= Frühschoppen =

German and Austrian drinking tradition

Frühschoppen (/de/, meaning: an alcoholic drink before midday in company) is the German and Austrian tradition of meeting up at a pub, inn, or tavern in the late morning, usually on Sundays. The specific customs vary from region to region. Frühschoppen is often a kind of brunch, but does not necessarily involve food. Frühschoppen is also often held at fun fairs, the most famous being Oktoberfest or Cannstatter Volksfest. In the Netherlands is it held at carnival, mostly near the German border.

In Lower Bavaria and most of Upper Bavaria, Frühschoppen is understood to be a specific kind of brunch consisting of Weisswurst, sweet mustard, pretzels, and Weissbier (an unfiltered wheat beer).

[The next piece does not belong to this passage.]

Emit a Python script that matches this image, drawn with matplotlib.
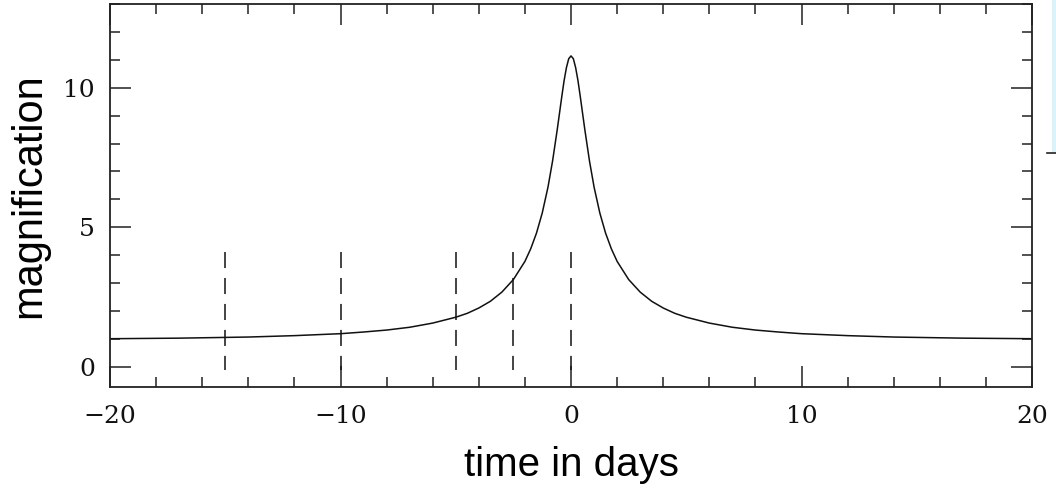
import matplotlib
matplotlib.use('Agg')
import matplotlib.pyplot as plt
import matplotlib.patches as mpatches
from matplotlib.lines import Line2D
from matplotlib.ticker import MultipleLocator

# light curve
t_days = [-20, -17, -14, -12, -10, -9, -8, -7, -6, -5, -4.5, -4, -3.5, -3, -2.5,
          -2, -1.75, -1.5, -1.25, -1, -0.8, -0.6, -0.5, -0.4, -0.3, -0.2, -0.1,
          0,
          0.1, 0.2, 0.3, 0.4, 0.5, 0.6, 0.8, 1, 1.25, 1.5, 1.75, 2,
          2.5, 3, 3.5, 4, 4.5, 5, 6, 7, 8, 9, 10, 12, 14, 17, 20]
magnif = [1.01, 1.03, 1.07, 1.12, 1.19, 1.25, 1.32, 1.42, 1.57, 1.78, 1.92, 2.11, 2.35, 2.68, 3.13,
          3.78, 4.23, 4.79, 5.51, 6.44, 7.38, 8.49, 9.09, 9.69, 10.26, 10.72, 11.04,
          11.14,
          11.04, 10.72, 10.26, 9.69, 9.09, 8.49, 7.38, 6.44, 5.51, 4.79, 4.23, 3.78,
          3.13, 2.68, 2.35, 2.11, 1.92, 1.78, 1.57, 1.42, 1.32, 1.25, 1.19, 1.12, 1.07, 1.03, 1.01]

# dashed markers
mark_t = [-15, -10, -5, -2.5, 0]
mark_top, mark_bottom = 4.1, -0.1

fig = plt.figure(figsize=(10.56, 4.92), dpi=100)
ax = fig.add_axes([0.1042, 0.2134, 0.8731, 0.7785])

ax.plot(t_days, magnif, color='#111111', linewidth=1.1)
for xm in mark_t:
    ax.plot([xm, xm], [mark_top, mark_bottom], color='#111111', linewidth=1.1,
            linestyle=(0, (10.5, 6.5)))

ax.set_xlim(-20, 20)
ax.set_ylim(-0.72, 13.0)

ax.xaxis.set_major_locator(MultipleLocator(10))
ax.xaxis.set_minor_locator(MultipleLocator(2))
ax.yaxis.set_major_locator(MultipleLocator(5))
ax.yaxis.set_minor_locator(MultipleLocator(1))

ax.tick_params(which='both', direction='in', top=True, right=True,
               color='#222222', width=1.1)
ax.tick_params(which='major', length=15)
ax.tick_params(which='minor', length=7.5)
ax.tick_params(axis='x', which='major', pad=13)
ax.tick_params(axis='y', which='major', pad=11)
for lab in ax.get_xticklabels() + ax.get_yticklabels():
    lab.set_fontfamily('DejaVu Serif')
    lab.set_fontsize(18)
    lab.set_color('#111111')

for s in ax.spines.values():
    s.set_linewidth(1.3)
    s.set_color('#222222')

ax.set_xlabel('time in days', fontsize=29, family='Liberation Sans', labelpad=13)
ax.set_ylabel('magnification', fontsize=30, family='Liberation Sans', labelpad=10)

# cropped panel edge at top right
fig.patches.append(mpatches.Rectangle((1052 / 1056, 1 - 152 / 492), 4 / 1056, 152 / 492,
                                      transform=fig.transFigure, facecolor='#dcf2fb',
                                      edgecolor='none'))
fig.lines.append(Line2D([1047 / 1056, 1], [1 - 153 / 492, 1 - 153 / 492],
                        transform=fig.transFigure, color='#222222', linewidth=1.2))

fig.savefig('out.png', dpi=100)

The Bavarian Frühschoppen began in rural areas and has originally taken place on Sundays in a tavern at the regulars' table (Stammtisch). During Frühschoppen, folk may discuss everyday life and politics. In the corner of the tavern or festival tent (Festzelt) there is typically a band playing Volksmusik. (Nowadays some places have pop, rock, and jazz bands.)

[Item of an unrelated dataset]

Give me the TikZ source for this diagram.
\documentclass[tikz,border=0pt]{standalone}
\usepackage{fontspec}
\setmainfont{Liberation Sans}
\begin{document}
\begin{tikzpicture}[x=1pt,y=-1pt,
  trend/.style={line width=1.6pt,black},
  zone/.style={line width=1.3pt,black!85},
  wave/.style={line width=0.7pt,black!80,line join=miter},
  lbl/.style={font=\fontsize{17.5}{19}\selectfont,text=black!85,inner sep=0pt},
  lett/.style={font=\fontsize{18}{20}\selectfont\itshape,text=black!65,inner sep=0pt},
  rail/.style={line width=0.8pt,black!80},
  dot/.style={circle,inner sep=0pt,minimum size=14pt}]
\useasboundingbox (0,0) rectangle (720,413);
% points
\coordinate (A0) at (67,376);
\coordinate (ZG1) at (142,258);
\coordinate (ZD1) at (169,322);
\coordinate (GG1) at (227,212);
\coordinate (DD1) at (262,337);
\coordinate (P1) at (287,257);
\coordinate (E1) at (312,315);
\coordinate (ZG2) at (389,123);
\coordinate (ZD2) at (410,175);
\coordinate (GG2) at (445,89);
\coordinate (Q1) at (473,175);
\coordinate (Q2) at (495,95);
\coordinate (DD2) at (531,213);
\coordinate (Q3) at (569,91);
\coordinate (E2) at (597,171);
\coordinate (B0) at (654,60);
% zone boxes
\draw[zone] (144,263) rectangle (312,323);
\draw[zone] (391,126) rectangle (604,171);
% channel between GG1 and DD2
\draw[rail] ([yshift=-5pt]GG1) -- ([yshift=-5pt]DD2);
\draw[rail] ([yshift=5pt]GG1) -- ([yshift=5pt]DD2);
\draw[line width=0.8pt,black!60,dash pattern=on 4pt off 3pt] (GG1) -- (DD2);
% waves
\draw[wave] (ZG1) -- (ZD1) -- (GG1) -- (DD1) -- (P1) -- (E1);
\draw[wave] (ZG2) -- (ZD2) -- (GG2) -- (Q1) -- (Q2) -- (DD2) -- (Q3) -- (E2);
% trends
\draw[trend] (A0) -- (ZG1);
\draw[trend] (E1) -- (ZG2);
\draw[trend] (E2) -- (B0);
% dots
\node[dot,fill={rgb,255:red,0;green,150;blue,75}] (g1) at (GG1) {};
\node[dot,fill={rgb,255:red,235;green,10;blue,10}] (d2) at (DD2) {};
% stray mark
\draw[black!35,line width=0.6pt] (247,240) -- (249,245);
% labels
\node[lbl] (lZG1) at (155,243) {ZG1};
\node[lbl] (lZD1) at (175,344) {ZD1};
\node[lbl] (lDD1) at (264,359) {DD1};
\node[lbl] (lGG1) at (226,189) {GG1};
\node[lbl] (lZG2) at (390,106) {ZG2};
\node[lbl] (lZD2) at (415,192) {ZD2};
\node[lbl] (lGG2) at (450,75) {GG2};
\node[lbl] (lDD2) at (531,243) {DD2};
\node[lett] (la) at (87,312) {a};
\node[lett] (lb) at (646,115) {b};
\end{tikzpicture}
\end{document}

In many other regions of Germany, Frühschoppen is understood more generally to be a gathering in a pub on Sunday morning, traditionally held after church service. This usually includes the consumption of alcoholic beverages, but not necessarily that of a meal. With the decline of church attendance in Germany this tradition has become somewhat less common, but is still held up in many places, especially in rural areas.